▶ [Record list]
· · · · ·
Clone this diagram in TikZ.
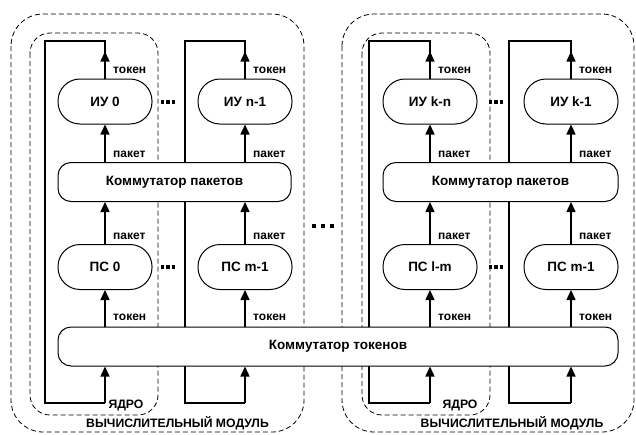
· · · · ·
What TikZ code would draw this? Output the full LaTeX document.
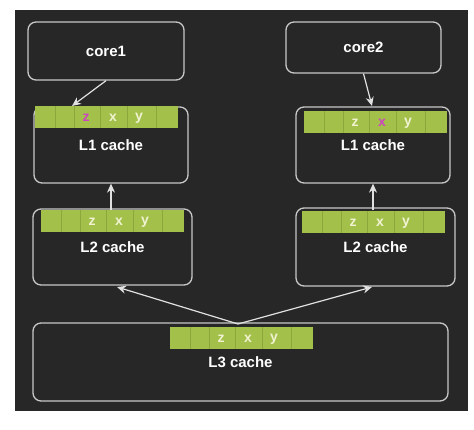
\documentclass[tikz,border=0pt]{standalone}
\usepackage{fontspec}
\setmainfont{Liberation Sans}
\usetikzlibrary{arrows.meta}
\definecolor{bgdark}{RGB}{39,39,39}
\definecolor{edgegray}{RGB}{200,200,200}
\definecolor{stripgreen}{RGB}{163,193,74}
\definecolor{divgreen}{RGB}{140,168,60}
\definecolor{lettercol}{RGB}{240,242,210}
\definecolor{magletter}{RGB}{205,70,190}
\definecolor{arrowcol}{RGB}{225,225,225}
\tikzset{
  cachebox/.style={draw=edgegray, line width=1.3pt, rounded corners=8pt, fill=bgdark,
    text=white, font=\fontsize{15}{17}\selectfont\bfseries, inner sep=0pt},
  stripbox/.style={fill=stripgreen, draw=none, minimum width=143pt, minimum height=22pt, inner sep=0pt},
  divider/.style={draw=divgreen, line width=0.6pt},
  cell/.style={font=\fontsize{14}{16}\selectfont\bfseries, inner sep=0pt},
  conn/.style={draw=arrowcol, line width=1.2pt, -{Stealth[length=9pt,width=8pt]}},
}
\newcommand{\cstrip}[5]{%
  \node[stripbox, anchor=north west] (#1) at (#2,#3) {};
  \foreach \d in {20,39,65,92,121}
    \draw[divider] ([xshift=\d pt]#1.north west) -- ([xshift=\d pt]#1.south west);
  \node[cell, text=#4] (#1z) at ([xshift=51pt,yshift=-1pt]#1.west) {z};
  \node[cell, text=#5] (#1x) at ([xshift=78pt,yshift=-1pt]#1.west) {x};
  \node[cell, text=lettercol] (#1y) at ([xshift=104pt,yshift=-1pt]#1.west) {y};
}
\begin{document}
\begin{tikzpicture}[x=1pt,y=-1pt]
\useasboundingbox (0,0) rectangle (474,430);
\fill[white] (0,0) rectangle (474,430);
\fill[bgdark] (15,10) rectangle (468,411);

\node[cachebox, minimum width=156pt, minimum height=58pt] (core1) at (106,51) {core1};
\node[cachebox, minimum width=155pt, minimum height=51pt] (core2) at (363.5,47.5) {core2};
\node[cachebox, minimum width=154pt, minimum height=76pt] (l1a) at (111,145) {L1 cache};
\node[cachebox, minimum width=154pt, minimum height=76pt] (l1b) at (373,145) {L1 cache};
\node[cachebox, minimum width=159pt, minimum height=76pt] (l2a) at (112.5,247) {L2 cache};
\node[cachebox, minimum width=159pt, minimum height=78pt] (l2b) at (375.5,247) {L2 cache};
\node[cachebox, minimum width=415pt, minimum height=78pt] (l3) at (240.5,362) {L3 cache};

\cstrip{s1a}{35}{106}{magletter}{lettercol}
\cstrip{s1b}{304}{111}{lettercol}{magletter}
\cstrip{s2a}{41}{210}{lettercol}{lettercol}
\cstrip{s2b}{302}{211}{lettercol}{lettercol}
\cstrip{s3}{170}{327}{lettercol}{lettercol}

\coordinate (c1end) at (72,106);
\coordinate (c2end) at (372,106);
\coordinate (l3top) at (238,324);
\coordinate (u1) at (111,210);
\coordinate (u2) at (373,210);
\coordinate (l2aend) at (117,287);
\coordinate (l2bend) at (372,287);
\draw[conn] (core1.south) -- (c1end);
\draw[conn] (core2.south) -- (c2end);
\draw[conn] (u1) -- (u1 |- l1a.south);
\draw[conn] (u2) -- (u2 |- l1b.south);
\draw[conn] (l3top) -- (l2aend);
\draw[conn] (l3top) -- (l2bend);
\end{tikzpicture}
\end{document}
· · · · ·
Retype the section that opens with the line holding "What TikZ code" and closes with the line holding "(15,10) rectangle (468,411);", exactly as it reads, without any pictures.

▶ [Written solution]
What TikZ code would draw this? Output the full LaTeX document.
\documentclass[tikz,border=0pt]{standalone}
\usepackage{fontspec}
\setmainfont{Liberation Sans}
\usetikzlibrary{arrows.meta}
\definecolor{bgdark}{RGB}{39,39,39}
\definecolor{edgegray}{RGB}{200,200,200}
\definecolor{stripgreen}{RGB}{163,193,74}
\definecolor{divgreen}{RGB}{140,168,60}
\definecolor{lettercol}{RGB}{240,242,210}
\definecolor{magletter}{RGB}{205,70,190}
\definecolor{arrowcol}{RGB}{225,225,225}
\tikzset{
  cachebox/.style={draw=edgegray, line width=1.3pt, rounded corners=8pt, fill=bgdark,
    text=white, font=\fontsize{15}{17}\selectfont\bfseries, inner sep=0pt},
  stripbox/.style={fill=stripgreen, draw=none, minimum width=143pt, minimum height=22pt, inner sep=0pt},
  divider/.style={draw=divgreen, line width=0.6pt},
  cell/.style={font=\fontsize{14}{16}\selectfont\bfseries, inner sep=0pt},
  conn/.style={draw=arrowcol, line width=1.2pt, -{Stealth[length=9pt,width=8pt]}},
}
\newcommand{\cstrip}[5]{%
  \node[stripbox, anchor=north west] (#1) at (#2,#3) {};
  \foreach \d in {20,39,65,92,121}
    \draw[divider] ([xshift=\d pt]#1.north west) -- ([xshift=\d pt]#1.south west);
  \node[cell, text=#4] (#1z) at ([xshift=51pt,yshift=-1pt]#1.west) {z};
  \node[cell, text=#5] (#1x) at ([xshift=78pt,yshift=-1pt]#1.west) {x};
  \node[cell, text=lettercol] (#1y) at ([xshift=104pt,yshift=-1pt]#1.west) {y};
}
\begin{document}
\begin{tikzpicture}[x=1pt,y=-1pt]
\useasboundingbox (0,0) rectangle (474,430);
\fill[white] (0,0) rectangle (474,430);
\fill[bgdark] (15,10) rectangle (468,411);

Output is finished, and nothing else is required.